Помню слова самого отца; что более жесткого и методичного помощника у него никогда не было. И это при том, что отец умел себе помощников выбирать, были они первоклассные и верные, никогда и ни при каких условиях его не сдававшие, так что слова эти — скорее, результат полученного сыном урока, чем объективная оценка сотрудничества с дедом.
Как уж там они строили свои отношения, сказать не берусь — мал был, но эксперимент длился, видимо, довольно долго. Потом выдохшийся от дедовой требовательности отец то ли его прервал, то ли нашел какой-то благой повод свести его на нет.
До и в начале 50-х дед еще побывал в роли воспитателя-наставника подрастающего поколения. Со мной — в поездках в Прибалтику, с моим сводным братом Толей в Переделкино, на симоновско-серовской даче, по сию пору вызывающей слюнявый восторг у биографов-беллетристов, а также сценаристов и режиссеров художественных сериалов.

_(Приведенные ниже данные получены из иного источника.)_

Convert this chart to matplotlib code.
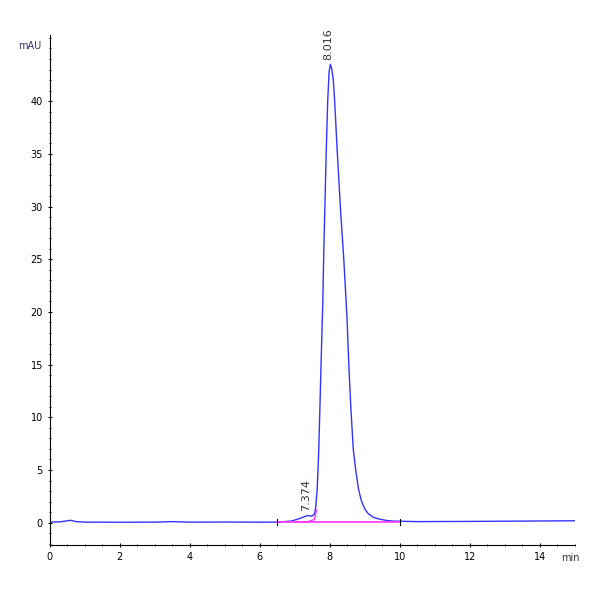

Умер дед от рака. Лечить его тогда, в 61-м, не умели вовсе, и, скорее всего, он знал, что обречен. Да и чувствовал себя плохо, и слаб был настолько, что не мог этого скрыть. В свою последнюю больницу он ехал с дачи из Пахры, на «скорой», присланной туда из первой еще Кремлевки, размещавшейся на улице Грановского. Так получилось, что именно в этот день я оказался в Пахре и сопровождать деда назначен был именно я. И это последнее воспоминание о живом деде, хотя я и навещал его в самые последние его дни в больнице на той же улице Грановского. Дед лежал во френче и галифе на носилках, ему вкололи обезболивающее, и он все порывался ехать сидя, как все. Не помню, что говорил дед, не помню, что говорил я, помню только лютую тоску, которая незримо сопровождала нашу отрывистую беседу, и точно помню: дед не боялся; смотря в очевидное уже ему будущее безо всякого трепета, не вспоминал давно забытого Бога, не говорил банальностей, ехал в смерть, без охов и трепета, предчувствуя этот последний свой жизненный шаг. И только тогда я увидел, какой он маленький, — раньше не замечал.